Provided material:
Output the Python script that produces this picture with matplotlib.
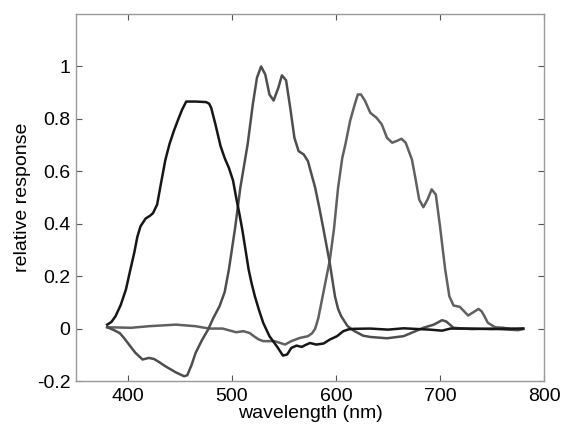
import matplotlib
matplotlib.use("Agg")
import matplotlib.pyplot as plt

# black curve (short-wavelength channel)
wl_b = [380, 384, 388, 393, 398, 402, 406, 409, 412, 417, 421, 424, 428, 432, 436,
        440, 444, 448, 452, 456, 465, 475, 478, 480, 484, 489, 493, 497, 501, 504,
        507, 510, 513, 516, 519, 522, 526, 530, 536, 543, 549, 553, 557, 562, 567,
        571, 575, 581, 588, 594, 601, 607, 612, 617, 633, 650, 665, 680, 690, 702,
        710, 730, 750, 765, 780]
val_b = [0.015, 0.025, 0.047, 0.09, 0.149, 0.22, 0.289, 0.35, 0.39, 0.42, 0.43,
         0.44, 0.473, 0.56, 0.645, 0.705, 0.753, 0.795, 0.835, 0.866, 0.866, 0.864,
         0.858, 0.842, 0.78, 0.696, 0.65, 0.613, 0.565, 0.50, 0.44, 0.375, 0.30,
         0.225, 0.17, 0.123, 0.07, 0.022, -0.029, -0.067, -0.103, -0.099, -0.074,
         -0.065, -0.07, -0.062, -0.055, -0.061, -0.057, -0.042, -0.029, -0.01,
         -0.003, -0.001, 0.0, -0.004, 0.001, -0.002, -0.004, -0.008, 0.0, 0.0,
         -0.002, 0.0, 0.0]

# dark grey curve (middle-wavelength channel)
wl_g = [380, 386, 392, 396, 401, 407, 414, 420, 425, 430, 436, 446, 454, 457, 461,
        465, 471, 477, 482, 488, 493, 497, 503, 508, 515, 520, 524, 528, 532, 536,
        540, 544.5, 548, 552, 556, 560, 564, 569, 573, 576, 580, 584, 588, 594, 599,
        602, 605, 611, 617, 626, 633, 649, 665, 674, 684, 694, 702, 706, 713, 730,
        750, 765, 775, 780]
val_g = [0.005, -0.005, -0.017, -0.035, -0.061, -0.092, -0.118, -0.112, -0.116,
         -0.128, -0.144, -0.167, -0.182, -0.178, -0.14, -0.093, -0.045, -0.004,
         0.04, 0.085, 0.14, 0.225, 0.384, 0.537, 0.702, 0.855, 0.957, 1.0, 0.969,
         0.893, 0.870, 0.918, 0.966, 0.947, 0.842, 0.728, 0.677, 0.664, 0.639, 0.595,
         0.537, 0.46, 0.378, 0.25, 0.123, 0.075, 0.047, 0.01, -0.008, -0.027,
         -0.032, -0.037, -0.029, -0.014, 0.003, 0.015, 0.032, 0.027, 0.003, -0.002,
         0.0, -0.004, -0.006, -0.002]

# grey curve (long-wavelength channel)
wl_r = [380, 403, 420, 446, 465, 478, 491, 504, 511, 517, 521, 525, 530, 541, 551,
        557, 565, 573, 577, 580, 583, 586, 590, 594, 598, 602, 606, 609, 613.5, 618,
        621, 624, 628, 633, 639, 644, 649, 654, 658, 663, 667, 673, 676, 680, 684,
        688, 692, 696, 700, 705, 709, 713, 719, 727, 732, 737, 740, 743, 746, 753,
        761, 770, 780]
val_r = [0.005, 0.003, 0.009, 0.015, 0.009, 0.0, 0.0, -0.014, -0.01, -0.017,
         -0.029, -0.04, -0.048, -0.048, -0.061, -0.048, -0.036, -0.029, -0.018,
         0.0, 0.04, 0.1, 0.18, 0.26, 0.378, 0.537, 0.65, 0.702, 0.791, 0.855, 0.893,
         0.893, 0.868, 0.823, 0.804, 0.779, 0.728, 0.709, 0.715, 0.724, 0.709,
         0.645, 0.581, 0.492, 0.463, 0.492, 0.531, 0.511, 0.39, 0.225, 0.123, 0.088,
         0.083, 0.05, 0.062, 0.075, 0.066, 0.045, 0.022, 0.005, 0.003, -0.004, 0.0]

x_ticks = [400, 500, 600, 700, 800]
y_ticks = [-0.2, 0, 0.2, 0.4, 0.6, 0.8, 1]
y_ticklabels = ["-0.2", "0", "0.2", "0.4", "0.6", "0.8", "1"]

plt.rcParams['font.family'] = ['Liberation Sans', 'DejaVu Sans']

fig = plt.figure(figsize=(5.78, 4.28), dpi=100)
ax = fig.add_axes([76/578, 47/428, 468/578, 367/428])

ax.plot(wl_r, val_r, color="#606060", lw=1.8)
ax.plot(wl_g, val_g, color="#4e4e4e", lw=1.8)
ax.plot(wl_b, val_b, color="#161616", lw=1.8)

ax.set_xlim(350, 800)
ax.set_ylim(-0.2, 1.2)
ax.set_xticks(x_ticks)
ax.set_xticklabels([str(t) for t in x_ticks])
ax.set_yticks(y_ticks)
ax.set_yticklabels(y_ticklabels)
ax.tick_params(direction="in", top=True, right=True, length=4, width=0.8,
               color="#555555", labelsize=14)
ax.tick_params(axis="x", pad=5)
ax.tick_params(axis="y", pad=4)
for s in ax.spines.values():
    s.set_color("#999999")
    s.set_linewidth(1.0)
ax.set_xlabel("wavelength (nm)", fontsize=14, labelpad=0)
ax.set_ylabel("relative response", fontsize=14, labelpad=4)

fig.savefig("out.png", dpi=100)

To do:
From the first line of the material down to the line containing "-0.002, 0.0, 0.0]", inclusive, return each line exactly, skipping any picture.

Written solution:
Output the Python script that produces this picture with matplotlib.
import matplotlib
matplotlib.use("Agg")
import matplotlib.pyplot as plt

# black curve (short-wavelength channel)
wl_b = [380, 384, 388, 393, 398, 402, 406, 409, 412, 417, 421, 424, 428, 432, 436,
        440, 444, 448, 452, 456, 465, 475, 478, 480, 484, 489, 493, 497, 501, 504,
        507, 510, 513, 516, 519, 522, 526, 530, 536, 543, 549, 553, 557, 562, 567,
        571, 575, 581, 588, 594, 601, 607, 612, 617, 633, 650, 665, 680, 690, 702,
        710, 730, 750, 765, 780]
val_b = [0.015, 0.025, 0.047, 0.09, 0.149, 0.22, 0.289, 0.35, 0.39, 0.42, 0.43,
         0.44, 0.473, 0.56, 0.645, 0.705, 0.753, 0.795, 0.835, 0.866, 0.866, 0.864,
         0.858, 0.842, 0.78, 0.696, 0.65, 0.613, 0.565, 0.50, 0.44, 0.375, 0.30,
         0.225, 0.17, 0.123, 0.07, 0.022, -0.029, -0.067, -0.103, -0.099, -0.074,
         -0.065, -0.07, -0.062, -0.055, -0.061, -0.057, -0.042, -0.029, -0.01,
         -0.003, -0.001, 0.0, -0.004, 0.001, -0.002, -0.004, -0.008, 0.0, 0.0,
         -0.002, 0.0, 0.0]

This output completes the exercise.